→ Set exercise:
Below are the records; copy each line in them that holds the word "with".

→ Dataset rows:
——————

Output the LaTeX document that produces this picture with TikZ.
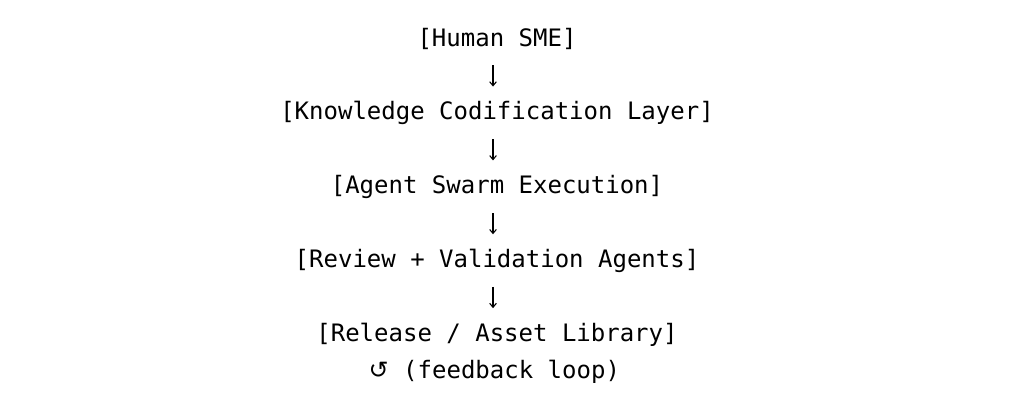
\documentclass[tikz,border=0pt]{standalone}
\usepackage{fontspec}
\setmonofont{DejaVu Sans Mono}
\newfontfamily\loopfont{DejaVu Sans}
\usepackage{tikz}
\usetikzlibrary{positioning,arrows.meta}

\begin{document}
\begin{tikzpicture}[
layer/.style={font=\ttfamily\fontsize{18}{21}\selectfont, inner sep=0pt, text height=13pt, text depth=4pt},
flow/.style={-{Straight Barb[length=3pt,width=5pt]}, line width=0.8pt, shorten <=10.3pt, shorten >=11.8pt, transform canvas={xshift=-3pt}},
]
\useasboundingbox (0,0) rectangle (756.75pt,-303.75pt);

\node[layer, anchor=base] (sme) at (372.75pt,-34.5pt) {[Human SME]};
\node[layer] (codify) [below=38pt of sme] {[Knowledge Codification Layer]};
\node[layer] (swarm) [below=38pt of codify] {[Agent Swarm Execution]};
\node[layer] (review) [below=38pt of swarm] {[Review + Validation Agents]};
\node[layer] (release) [below=38pt of review] {[Release / Asset Library]};
\node[layer] (feedback) [below=10.5pt of release, xshift=-2pt] {{\loopfont ↺} (feedback loop)};

%Pipeline
\draw[flow] (sme.south) -- (codify.north);
\draw[flow] (codify.south) -- (swarm.north);
\draw[flow] (swarm.south) -- (review.north);
\draw[flow] (review.south) -- (release.north);
\end{tikzpicture}
\end{document}
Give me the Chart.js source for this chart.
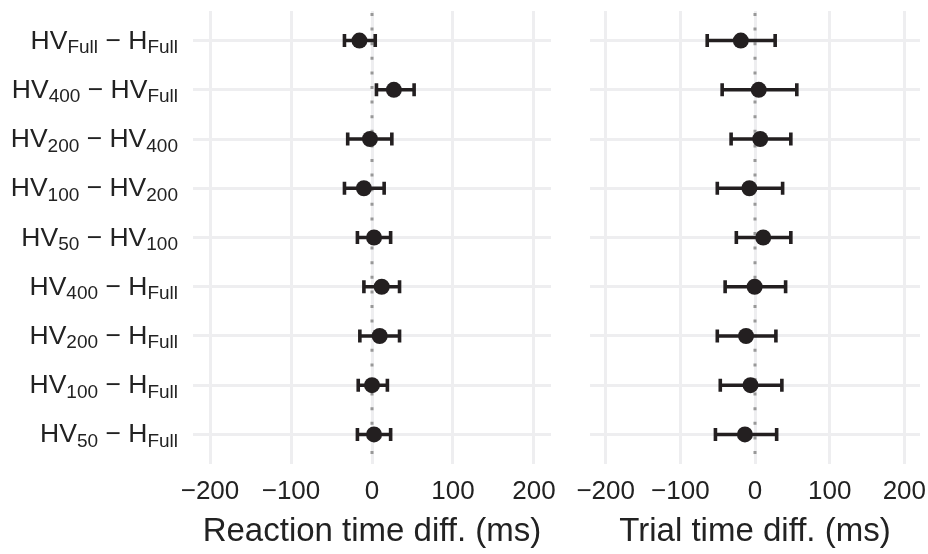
<!DOCTYPE html>
<html>
<head>
<meta charset="utf-8">
<script src="https://cdn.jsdelivr.net/npm/chart.js@4/dist/chart.umd.min.js"></script>
<style>
  html, body { margin: 0; padding: 0; background: #fff; }
  #wrap { position: relative; width: 928px; height: 554px; overflow: hidden; }
  canvas { position: absolute; top: 0; }
  #rtChart { left: 0; }
  #ttChart { left: 565px; }
</style>
</head>
<body>
<div id="wrap">
  <canvas id="rtChart" width="565" height="554"></canvas>
  <canvas id="ttChart" width="363" height="554"></canvas>
</div>
<script>
// comparisons, top row first: [name, subscript, name, subscript]
const comparisons = [
  ['HV', 'Full', 'H', 'Full'],
  ['HV', '400', 'HV', 'Full'],
  ['HV', '200', 'HV', '400'],
  ['HV', '100', 'HV', '200'],
  ['HV', '50', 'HV', '100'],
  ['HV', '400', 'H', 'Full'],
  ['HV', '200', 'H', 'Full'],
  ['HV', '100', 'H', 'Full'],
  ['HV', '50', 'H', 'Full'],
];

// reaction time differences (ms)
const rtMean = [-15.5, 27, -2.5, -10, 2.5, 12, 9.5, 0, 2.5];
const rtLow = [-34, 5.5, -30, -34, -18, -10, -15, -17, -18];
const rtHigh = [4, 52, 24.5, 15, 23, 34, 34, 19, 23];

// trial time differences (ms)
const ttMean = [-19, 5, 7, -7.5, 11, -0.5, -12, -6, -13.5];
const ttLow = [-64, -44, -32, -50.5, -25, -40, -50.5, -46.5, -53];
const ttHigh = [27, 56, 48, 37, 48, 41, 28, 36, 29];

const xTicks = [-200, -100, 0, 100, 200];

const FONT = "'Liberation Sans', Arial, Helvetica, sans-serif";
const TEXT = '#222222';
const INK = '#231f20';
const GRID = '#eeeef0';

// row 1 sits at the top
const rowPos = comparisons.map((_, i) => comparisons.length - i);

const errorBars = {
  id: 'errorBars',
  beforeDatasetsDraw(chart, args, opts) {
    const { ctx, scales: { x, y } } = chart;
    ctx.save();
    ctx.strokeStyle = INK;
    ctx.lineWidth = 3.6;
    opts.low.forEach((lo, i) => {
      const py = y.getPixelForValue(rowPos[i]);
      const x0 = x.getPixelForValue(lo);
      const x1 = x.getPixelForValue(opts.high[i]);
      ctx.beginPath();
      ctx.moveTo(x0, py); ctx.lineTo(x1, py);
      ctx.moveTo(x0, py - 6.5); ctx.lineTo(x0, py + 6.5);
      ctx.moveTo(x1, py - 6.5); ctx.lineTo(x1, py + 6.5);
      ctx.stroke();
    });
    ctx.restore();
  }
};

const zeroLine = {
  id: 'zeroLine',
  beforeDatasetsDraw(chart) {
    const { ctx, chartArea, scales: { x } } = chart;
    const px = x.getPixelForValue(0);
    ctx.save();
    ctx.strokeStyle = '#989898';
    ctx.lineWidth = 3;
    ctx.setLineDash([3, 11.6]);
    ctx.lineDashOffset = -2;
    ctx.beginPath();
    ctx.moveTo(px, chartArea.top);
    ctx.lineTo(px, chartArea.bottom);
    ctx.stroke();
    ctx.restore();
  }
};

// y labels with subscripts, right aligned to the left of the panel
const rowLabels = {
  id: 'rowLabels',
  afterDraw(chart, args, opts) {
    if (!opts.show) return;
    const { ctx, scales: { y } } = chart;
    const big = `26.5px ${FONT}`;
    const small = `19px ${FONT}`;
    ctx.save();
    ctx.fillStyle = TEXT;
    ctx.textBaseline = 'alphabetic';
    ctx.textAlign = 'left';
    comparisons.forEach((c, i) => {
      const base = y.getPixelForValue(rowPos[i]) + 8;
      const parts = [
        [c[0], big, 0], [c[1], small, 4.5], [' \u2212 ', big, 0],
        [c[2], big, 0], [c[3], small, 4.5]
      ];
      let w = 0;
      parts.forEach(p => { ctx.font = p[1]; w += ctx.measureText(p[0]).width; });
      let cx = opts.right - w;
      parts.forEach(p => {
        ctx.font = p[1];
        ctx.fillText(p[0], cx, base + p[2]);
        cx += ctx.measureText(p[0]).width;
      });
    });
    ctx.restore();
  }
};

function makeChart(id, title, mean, low, high, pad, labels) {
  return new Chart(document.getElementById(id), {
    type: 'scatter',
    data: {
      datasets: [{
        data: mean.map((v, i) => ({ x: v, y: rowPos[i] })),
        backgroundColor: INK,
        borderColor: INK,
        pointRadius: 8,
        pointHoverRadius: 8,
        borderWidth: 0,
      }],
    },
    options: {
      responsive: false,
      devicePixelRatio: 1,
      animation: false,
      events: [],
      layout: { padding: pad },
      plugins: {
        legend: { display: false },
        tooltip: { enabled: false },
        errorBars: { low, high },
        rowLabels: { show: labels, right: 178 },
      },
      scales: {
        x: {
          type: 'linear',
          min: -221,
          max: 221,
          afterBuildTicks: s => { s.ticks = xTicks.map(v => ({ value: v })); },
          afterFit: s => { s.height = 90; s.paddingLeft = 0; s.paddingRight = 0; },
          grid: { color: GRID, lineWidth: 3, drawTicks: false },
          border: { display: false },
          ticks: {
            color: TEXT,
            font: { family: FONT, size: 26 },
            padding: 12,
            maxRotation: 0,
            callback: v => String(v).replace('-', '\u2212'),
          },
          title: {
            display: true,
            text: title,
            color: TEXT,
            font: { family: FONT, size: 33 },
            padding: { top: 0, bottom: 2 },
          },
        },
        y: {
          type: 'linear',
          min: 0.4,
          max: comparisons.length + 0.6,
          afterBuildTicks: s => { s.ticks = rowPos.map(v => ({ value: v })); },
          afterFit: s => { s.width = 0; },
          grid: { color: GRID, lineWidth: 3, drawTicks: false },
          border: { display: false },
          ticks: { display: false },
        },
      },
    },
    plugins: [zeroLine, errorBars, rowLabels],
  });
}

makeChart('rtChart', 'Reaction time diff. (ms)', rtMean, rtLow, rtHigh,
  { left: 193, right: 14, top: 11, bottom: 0 }, true);
makeChart('ttChart', 'Trial time diff. (ms)', ttMean, ttLow, ttHigh,
  { left: 25, right: 8, top: 11, bottom: 0 }, false);
</script>
</body>
</html>
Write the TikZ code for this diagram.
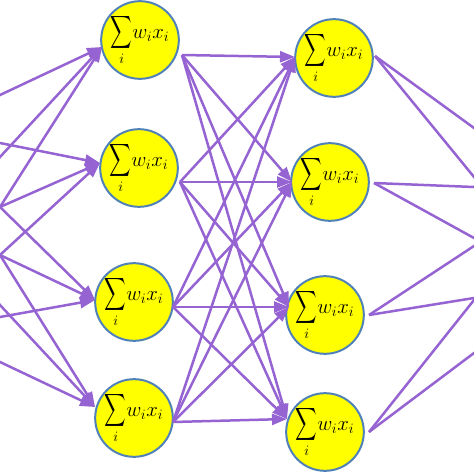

——————

→ The result:
Output the LaTeX document that produces this picture with TikZ.
// y labels with subscripts, right aligned to the left of the panel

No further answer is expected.